#### The exercise
Can you copy out the data exactly? Leave the images out.

#### Available data
━━━━━━
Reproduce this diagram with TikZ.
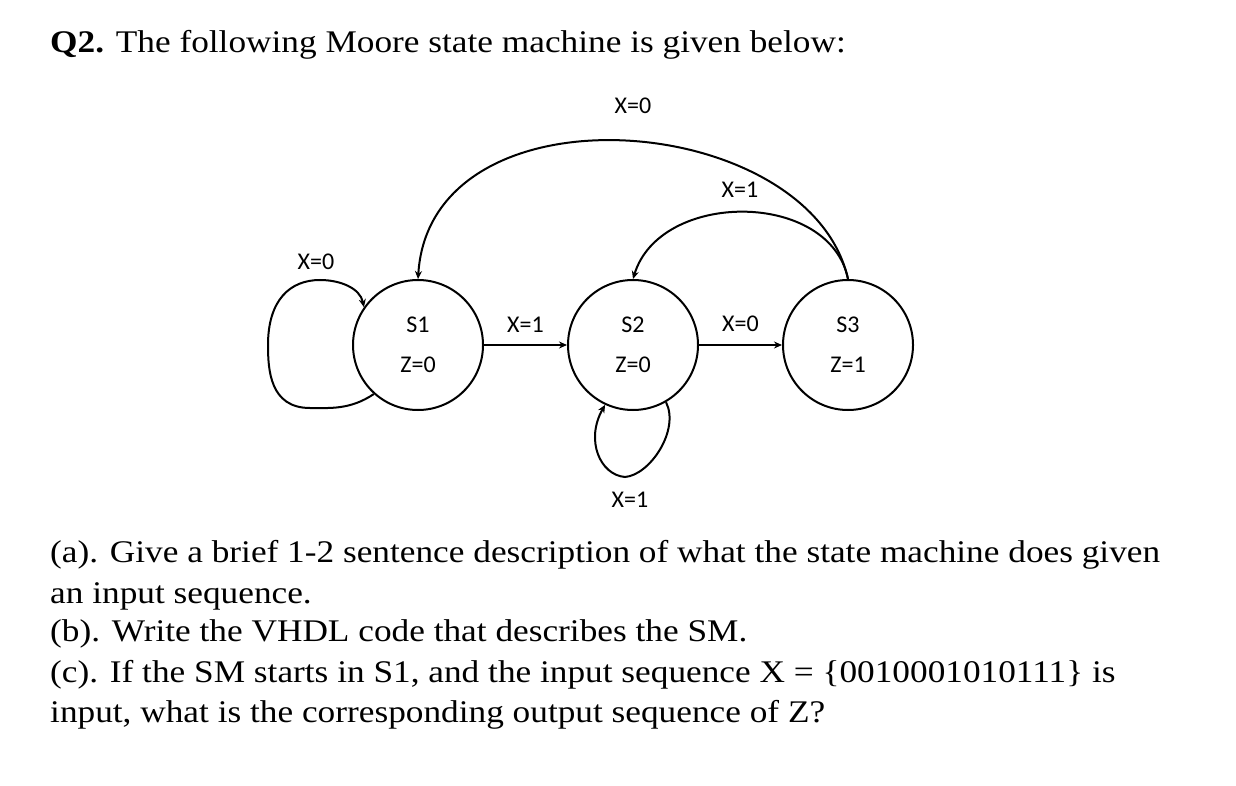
\documentclass[tikz,border=0pt]{standalone}
\usepackage{fontspec}
\setmainfont[FakeStretch=1.12]{Liberation Serif}
\newfontfamily\lbl{Carlito}
\usetikzlibrary{arrows.meta}
\begin{document}
\begin{tikzpicture}[x=1pt,y=-1pt,
  st/.style={circle,draw,line width=2pt,minimum size=130pt,inner sep=0pt,align=center,font=\lbl\fontsize{24}{40}\selectfont},
  lab/.style={font=\lbl\fontsize{24}{26}\selectfont,inner sep=0pt},
  tr/.style={line width=2pt,-{Stealth[length=8pt,width=7pt]}},
  txt/.style={anchor=west,inner sep=0pt,font=\fontsize{31.5}{36}\selectfont}]
\useasboundingbox (0,0) rectangle (1236,786);
\node[st] (s1) at (418,345) {S1\\Z=0};
\node[st] (s2) at (633,345) {S2\\Z=0};
\node[st] (s3) at (848,345) {S3\\Z=1};
\draw[tr] (s1.228) .. controls (350,410) and (330,408) .. (310,408) .. controls (270,408) and (268,370) .. (268,345) .. controls (268,300) and (290,280) .. (320,280) .. controls (340,280) and (360,288) .. (s1.145);
\node[lab] (x0a) at (316,262) {X=0};
\draw[tr] (s1) -- (s2) node[lab,midway,above=12pt] (x1a) {X=1};
\draw[tr] (s2) -- (s3) node[lab,midway,above=12pt] (x0b) {X=0};
\draw[tr] (s2.-60) .. controls (680,430) and (650,475) .. (625,477) .. controls (600,475) and (585,440) .. (s2.-115);
\node[lab] (x1c) at (630,500) {X=1};
\draw[tr] (s3.90) .. controls (830,190) and (660,190) .. (s2.90);
\node[lab] (x1b) at (740,190) {X=1};
\draw[tr] (s3.90) .. controls (810,110) and (430,80) .. (s1.90);
\node[lab] (x0c) at (633,106) {X=0};
\node[txt] (t0) at (50,45) {\textbf{Q2.} The following Moore state machine is given below:};
\node[txt] (ta) at (50,555) {(a). Give a brief 1-2 sentence description of what the state machine does given};
\node[txt] (ta2) at (50,596) {an input sequence.};
\node[txt] (tb) at (50,634) {(b). Write the VHDL code that describes the SM.};
\node[txt] (tc) at (50,675) {(c). If the SM starts in S1, and the input sequence X = \{0010001010111\} is};
\node[txt] (tc2) at (50,715) {input, what is the corresponding output sequence of Z?};
\end{tikzpicture}
\end{document}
━━━━━━
#### The output
Reproduce this diagram with TikZ.
\documentclass[tikz,border=0pt]{standalone}
\usepackage{fontspec}
\setmainfont[FakeStretch=1.12]{Liberation Serif}
\newfontfamily\lbl{Carlito}
\usetikzlibrary{arrows.meta}
\begin{document}
\begin{tikzpicture}[x=1pt,y=-1pt,
  st/.style={circle,draw,line width=2pt,minimum size=130pt,inner sep=0pt,align=center,font=\lbl\fontsize{24}{40}\selectfont},
  lab/.style={font=\lbl\fontsize{24}{26}\selectfont,inner sep=0pt},
  tr/.style={line width=2pt,-{Stealth[length=8pt,width=7pt]}},
  txt/.style={anchor=west,inner sep=0pt,font=\fontsize{31.5}{36}\selectfont}]
\useasboundingbox (0,0) rectangle (1236,786);
\node[st] (s1) at (418,345) {S1\\Z=0};
\node[st] (s2) at (633,345) {S2\\Z=0};
\node[st] (s3) at (848,345) {S3\\Z=1};
\draw[tr] (s1.228) .. controls (350,410) and (330,408) .. (310,408) .. controls (270,408) and (268,370) .. (268,345) .. controls (268,300) and (290,280) .. (320,280) .. controls (340,280) and (360,288) .. (s1.145);
\node[lab] (x0a) at (316,262) {X=0};
\draw[tr] (s1) -- (s2) node[lab,midway,above=12pt] (x1a) {X=1};
\draw[tr] (s2) -- (s3) node[lab,midway,above=12pt] (x0b) {X=0};
\draw[tr] (s2.-60) .. controls (680,430) and (650,475) .. (625,477) .. controls (600,475) and (585,440) .. (s2.-115);
\node[lab] (x1c) at (630,500) {X=1};
\draw[tr] (s3.90) .. controls (830,190) and (660,190) .. (s2.90);
\node[lab] (x1b) at (740,190) {X=1};
\draw[tr] (s3.90) .. controls (810,110) and (430,80) .. (s1.90);
\node[lab] (x0c) at (633,106) {X=0};
\node[txt] (t0) at (50,45) {\textbf{Q2.} The following Moore state machine is given below:};
\node[txt] (ta) at (50,555) {(a). Give a brief 1-2 sentence description of what the state machine does given};
\node[txt] (ta2) at (50,596) {an input sequence.};
\node[txt] (tb) at (50,634) {(b). Write the VHDL code that describes the SM.};
\node[txt] (tc) at (50,675) {(c). If the SM starts in S1, and the input sequence X = \{0010001010111\} is};
\node[txt] (tc2) at (50,715) {input, what is the corresponding output sequence of Z?};
\end{tikzpicture}
\end{document}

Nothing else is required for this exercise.